An accomplished career in politics was just a part of the extraordinary life and times of Ron Irwin, the man honoured when Sault Ste. Marie renamed the city’s civic centre after him. In this conversation, Irwin gets into his love of sports, music, the arts, travel and family life.

Born in Sault Ste. Marie, Ontario, Irwin earned an undergraduate degree from the University of Western Ontario and a law degree from Osgoode Hall Law School of York University. While at the University of Western Ontario he joined the Sigma Kappa Sigma chapter of Delta Upsilon. From 1972 to 1974, Mr. Irwin was Mayor of Sault Ste. Marie and was elected Director of both the Ontario Municipal Association and the Federation of Canadian Municipalities. He has also held a number of positions in this community: Trustee on the Sault Ste. Marie Board of Education, Alderman and a Member of the Community Services Board, the Historical Sites Board and the Public Utilities Commission. He was a Director of the Sault Ste. Marie Museum, Director of the Chamber of Commerce, Director of the G. Verdi Lodge and President of the Sault Ste. Marie Law Association.

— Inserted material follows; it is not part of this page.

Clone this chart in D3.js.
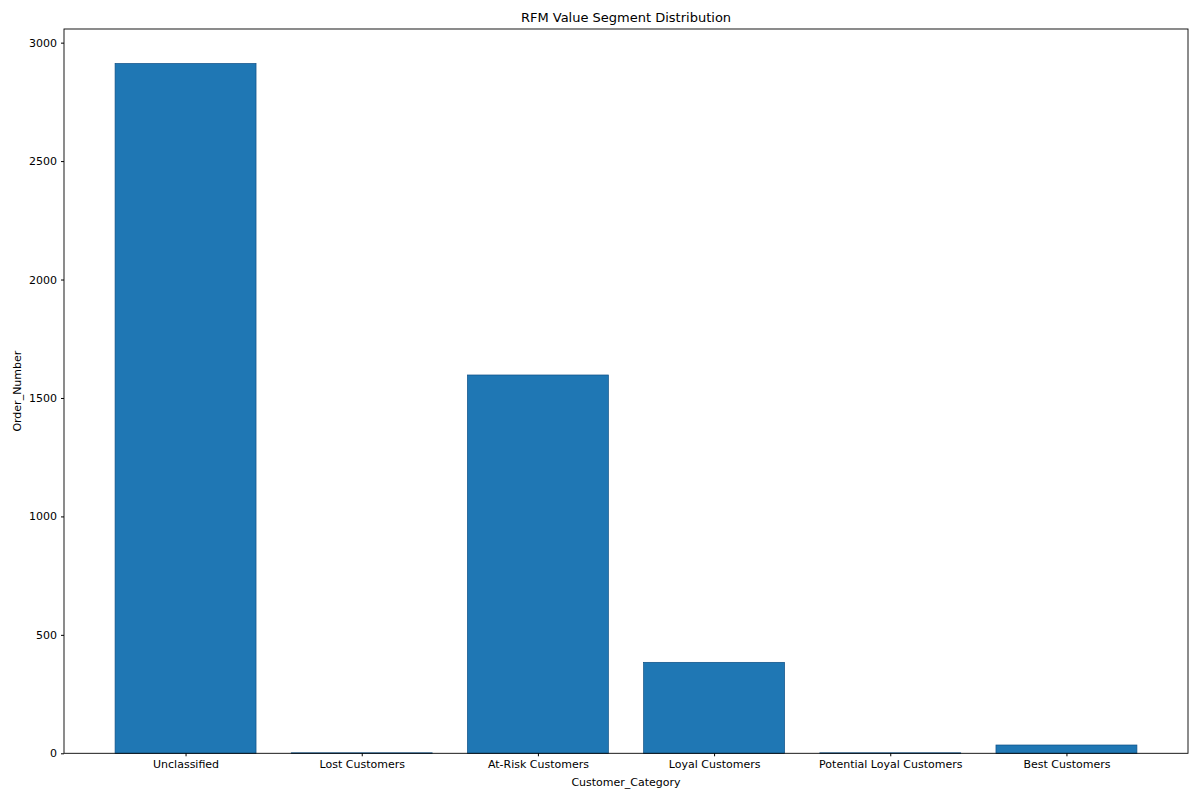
<!DOCTYPE html>
<html><head><meta charset="utf-8">
<script src="https://cdn.jsdelivr.net/npm/d3@7"></script>
<style>body{margin:0;background:#fff;} text{font-family:"DejaVu Sans",sans-serif;fill:#000;}</style>
</head><body>
<svg id="chart" width="1200" height="800"></svg>
<script>
const categories = ["Unclassified","Lost Customers","At-Risk Customers","Loyal Customers","Potential Loyal Customers","Best Customers"];
const values = [2912, 2, 1597, 384, 2, 35];
const yTicks = [0,500,1000,1500,2000,2500,3000];
const title = "RFM Value Segment Distribution";
const xLabel = "Customer_Category";
const yLabel = "Order_Number";

const svg = d3.select("#chart");
const L = 64, R = 1188, T = 29, B = 753.3;
const n = categories.length;
const x = d3.scaleLinear().domain([-0.69, n - 1 + 0.69]).range([L, R]);
const yMax = d3.max(values) * 1.05;
const y = d3.scaleLinear().domain([0, yMax]).range([B, T]);
const bw = 0.8;

svg.append("g").selectAll("rect").data(values).join("rect")
  .attr("x", (d,i) => x(i - bw/2))
  .attr("width", (d,i) => x(i + bw/2) - x(i - bw/2))
  .attr("y", d => y(d))
  .attr("height", d => y(0) - y(d))
  .attr("fill", "#1f77b4")
  .attr("stroke", "#0d4f85")
  .attr("stroke-width", 0.7);

const xAxis = d3.axisBottom(x).tickValues(d3.range(n)).tickFormat(i => categories[i]).tickSize(3).tickPadding(4);
const gx = svg.append("g").attr("transform", `translate(0,${B})`).call(xAxis);
gx.select(".domain").remove();
gx.selectAll("text").style("font-size","11px");

const yAxis = d3.axisLeft(y).tickValues(yTicks).tickFormat(d3.format("d")).tickSize(3).tickPadding(4);
const gy = svg.append("g").attr("transform", `translate(${L},0)`).call(yAxis);
gy.select(".domain").remove();
gy.selectAll("text").style("font-size","11px");

svg.append("rect").attr("x", L).attr("y", T).attr("width", R - L).attr("height", B - T)
  .attr("fill","none").attr("stroke","#000").attr("stroke-width",0.9);

svg.append("text").attr("x", (L+R)/2).attr("y", 22).attr("text-anchor","middle").style("font-size","13px").text(title);
svg.append("text").attr("x", (L+R)/2).attr("y", 786).attr("text-anchor","middle").style("font-size","11px").text(xLabel);
svg.append("text").attr("transform", `translate(21,${(T+B)/2}) rotate(-90)`).attr("text-anchor","middle").style("font-size","11px").text(yLabel);
</script>
</body></html>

From 1977 to 1980, he was a member of the Canadian Radio-Television and Telecommunications Commission.

In 1980, he was first elected a Member of Parliament for Sault Ste. Marie and served as Parliamentary Secretary to the Minister of Justice and Attorney General, to the Minister of State for Social Development and to the Secretary of State for External Affairs. While Parliamentary Secretary to the then Justice Minister Jean Chrétien, he served on the Parliamentary Committee on the Constitution. Irwin was defeated in the 1984 election but returned to Parliament in the 1993 election. From 1988 to 1991 he lectured on government business relations at Lake Superior University in Michigan.

When the Liberals returned to power as a result of the 1993 election, Chrétien, now Prime Minister of Canada, appointed Irwin to the Cabinet as Minister of Indian Affairs and Northern Development. He retired from parliament in 1997 and served as a Personal Advisor to Prime Minister Chrétien from 1997 to 1998.

He was appointed Ambassador to Ireland in 1998, and served until 2001. In 2001, Irwin was appointed Canada’s Consul General at Boston, MA.

A recipient of the Order of Canada in 1975, Ron Irwin received various honours throughout his celebrated career.

“If I am not for myself, who is for me? And if I am only for myself, what am I? And if not now, when?”